Consistency between DistributedSampler and DataLoader

junb · November 18, 2021, 9:59am

I’m trying to ensure consistency when creating a DataLoader instance between two cases:

I pass a DistributedSampler to the sampler argument of the DataLoader:
dataloader = DataLoader(..., sampler=DistributedSampler(...))
I directly instantiate the DataLoader:
dataloader = DataLoader(..., sampler=None)

The consistency I’m referring to is when my dataset size is not divisible by the batch size. The documentation specify that I can handle that through the drop_last argument. That way, using either:

dataloader = DataLoader(..., sampler=DistributedSampler(...,shuffle=False, drop_last=True))
dataloader = DataLoader(..., shuffle=False, drop_last=True, sampler=None)

should ensure iterating identically (i.e. same ordering) over the batches with an equal size per batch.

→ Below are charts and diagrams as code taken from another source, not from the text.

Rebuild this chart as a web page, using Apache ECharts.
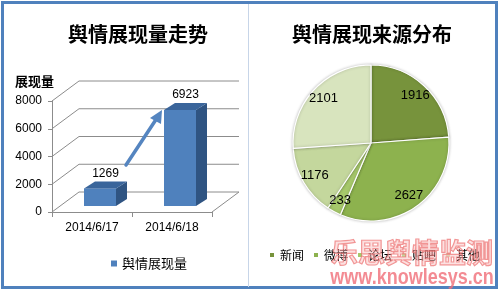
<!DOCTYPE html>
<html><head><meta charset="utf-8">
<script src="https://cdn.jsdelivr.net/npm/echarts@6/dist/echarts.min.js"></script>
<style>html,body{margin:0;padding:0;background:#fff}#c{width:500px;height:292px}</style>
</head><body><div id="c"></div>
<script>
// ---- data ----
const categories = ['2014/6/17', '2014/6/18'];
const barValues = [1269, 6923];
const barSeriesName = '舆情展现量';
const yTicks = [0, 2000, 4000, 6000, 8000];
const sources = ['新闻', '微博', '论坛', '贴吧', '其他'];
const sourceValues = [1916, 2627, 233, 1176, 2101];
const leftTitle = '舆情展现量走势';
const rightTitle = '舆情展现来源分布';
const yName = '展现量';

// ---- styles ----
const sourceColors = ['#77933C', '#8DB24E', '#A6C86B', '#C4D79D', '#D8E4BE'];
const FONT = "'Liberation Sans','Noto Sans CJK SC',sans-serif";
const CJK = "'Noto Sans CJK SC',sans-serif";
const DX = 27, DY = -20;      // depth of the 3D box
const BDX = 8, BDY = -6;      // plane of the bars
const BW = 32, BDEP_X = 11, BDEP_Y = -7;

const chart = echarts.init(document.getElementById('c'), null, {renderer: 'canvas'});

function wallItem(params, api) {
  const cs = params.coordSys;
  const v = api.value(1);
  const y = api.coord([0, v])[1];
  const st = {stroke: '#8C8C8C', lineWidth: 1};
  const ch = [
    {type: 'line', shape: {x1: cs.x, y1: y, x2: cs.x + DX, y2: y + DY}, style: st},
    {type: 'line', shape: {x1: cs.x + DX, y1: y + DY, x2: cs.x + cs.width + DX, y2: y + DY}, style: st}
  ];
  if (v === 0) {
    ch.push({type: 'line', shape: {x1: cs.x + cs.width, y1: y, x2: cs.x + cs.width + DX, y2: y + DY}, style: st});
  }
  return {type: 'group', children: ch};
}

function barItem(params, api) {
  const i = api.value(0), v = api.value(1);
  const top = api.coord([i, v]);
  const base = api.coord([i, 0]);
  const cx = top[0] + BDX;
  const yt = top[1] + BDY, yb = base[1] + BDY;
  const l = cx - BW / 2, r = cx + BW / 2;
  return {type: 'group', children: [
    {type: 'polygon', shape: {points: [[r, yt], [r + BDEP_X, yt + BDEP_Y], [r + BDEP_X, yb + BDEP_Y], [r, yb]]},
      style: {fill: '#2F5482'}},
    {type: 'rect', shape: {x: l, y: yt, width: BW, height: yb - yt}, style: {fill: '#4F81BD'}},
    {type: 'polygon', shape: {points: [[l, yt], [l + BDEP_X, yt + BDEP_Y], [r + BDEP_X, yt + BDEP_Y], [r, yt]]},
      style: {fill: '#3A659B'}},
    {type: 'text', x: cx + BDEP_X / 2, y: yt + BDEP_Y - 2,
      style: {text: String(v), fill: '#000', font: '12px ' + FONT, align: 'center', verticalAlign: 'bottom'}}
  ]};
}

const option = {
  backgroundColor: '#fff',
  animation: false,
  title: [
    {text: leftTitle, left: 133, top: 19, textAlign: 'center',
      textStyle: {fontSize: 20, fontWeight: 'bold', color: '#000', fontFamily: CJK}},
    {text: rightTitle, left: 367, top: 19, textAlign: 'center',
      textStyle: {fontSize: 20, fontWeight: 'bold', color: '#000', fontFamily: CJK}}
  ],
  legend: [
    {data: [barSeriesName], left: 106, top: 252, icon: 'rect', itemWidth: 6, itemHeight: 6, itemGap: 8,
      textStyle: {fontSize: 13, color: '#000', fontFamily: CJK}},
    {data: sources, left: 263, top: 244, icon: 'rect', itemWidth: 6, itemHeight: 6, itemGap: 8,
      textStyle: {fontSize: 12, color: '#000', fontFamily: CJK}}
  ],
  grid: {left: 52, top: 101, width: 160, height: 111},
  xAxis: {type: 'category', data: categories,
    axisLine: {lineStyle: {color: '#8C8C8C'}},
    axisTick: {show: true, length: 5, lineStyle: {color: '#8C8C8C'}},
    axisLabel: {fontSize: 12, color: '#000', margin: 10, fontFamily: FONT}},
  yAxis: {type: 'value', min: 0, max: 8000, interval: 2000,
    name: yName, nameLocation: 'end', nameGap: 13,
    nameTextStyle: {fontSize: 13, fontWeight: 'bold', color: '#000', align: 'right', padding: [0, -2, 0, 0], fontFamily: CJK},
    axisLine: {show: true, lineStyle: {color: '#8C8C8C'}},
    axisTick: {show: true, length: 4, lineStyle: {color: '#8C8C8C'}},
    splitLine: {show: false},
    axisLabel: {fontSize: 12, color: '#000', margin: 10, fontFamily: FONT, formatter: v => String(v)}},
  series: [
    {type: 'custom', silent: true, renderItem: wallItem, data: yTicks.map(v => [0, v]),
      encode: {x: 0, y: 1}, z: 1},
    {type: 'custom', name: barSeriesName, renderItem: barItem, itemStyle: {color: '#4F81BD'},
      data: barValues.map((v, i) => [i, v]), encode: {x: 0, y: 1}, z: 3},
    {type: 'pie', center: [371, 143], radius: 78, startAngle: 90, clockwise: true,
      label: {show: false}, labelLine: {show: false},
      itemStyle: {borderColor: '#fff', borderWidth: 1.2, shadowBlur: 3, shadowColor: 'rgba(0,0,0,0.25)'},
      data: sources.map((n, i) => ({name: n, value: sourceValues[i], itemStyle: {color: sourceColors[i]}}))},
    {type: 'pie', center: [371, 143], radius: [46, 78], startAngle: 90, clockwise: true, silent: true,
      legendHoverLink: false,
      label: {show: true, position: 'inside', formatter: '{c}', fontSize: 13, color: '#000', fontFamily: FONT},
      labelLine: {show: false},
      itemStyle: {color: 'rgba(0,0,0,0)'},
      data: sources.map((n, i) => ({name: n + ' ', value: sourceValues[i]}))}
  ],
  graphic: [
    {type: 'rect', shape: {x: 2.5, y: 2.5, width: 494, height: 285}, style: {fill: 'none', stroke: '#4F81BD', lineWidth: 3}, z: 50},
    {type: 'line', shape: {x1: 248.5, y1: 4, x2: 248.5, y2: 287}, style: {stroke: '#C7D5E8', lineWidth: 1}, z: 50},
    // arrow annotation
    {type: 'line', shape: {x1: 126, y1: 165, x2: 157, y2: 118}, style: {stroke: '#5585C0', lineWidth: 3.5, lineCap: 'round'}, z: 40},
    {type: 'polygon', shape: {points: [[162, 110], [150, 118], [161, 124]]}, style: {fill: '#5585C0'}, z: 40},
    // watermark
    {type: 'text', x: 412, y: 253, z: 60, style: {text: '乐思舆情监测', font: 'bold 27px ' + CJK, fill: 'rgba(246,170,170,0.35)',
      stroke: 'rgba(236,110,110,0.75)', lineWidth: 1.2, align: 'center', verticalAlign: 'middle'}},
    {type: 'text', x: 412, y: 278, z: 60, scaleY: 1.2, scaleX: 1.0,
      style: {text: 'www.knowlesys.cn', font: 'bold 18px ' + FONT, fill: 'rgba(240,110,120,0.8)', align: 'center', verticalAlign: 'middle'}}
  ]
};
chart.setOption(option);
</script></body></html>
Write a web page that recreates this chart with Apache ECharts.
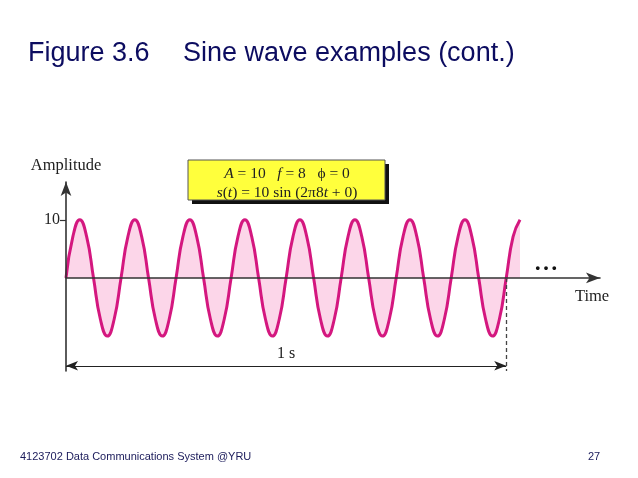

I have several questions linked to my case:

Regarding the way I handle the drop_last argument, is my conclusion correct?
Both DataLoader and DistributedSampler possess shuffle and drop_last arguments. When used in conjunction, which arguments have priority?
Both the documentations of DataLoader and DistributedSampler state that:

drop_last (bool, optional) – if True, then the sampler will drop the tail of the data to make it evenly divisible across the number of replicas. If False, the sampler will add extra indices to make the data evenly divisible across the replicas. Default: False.

I wonder how the extra indices are added (I assume through uniform sample with replacement over the whole set of indices?).

Is there any way to ensure consistency between my two cases if I don’t want to drop the last batch with uneven size (i.e. use drop_last=False)? I guess I would need to control how the extra indices are added; is it possible?

If some of these points have already been addressed, I apologize and please redirect me towards the specific topics. Thanks in advance.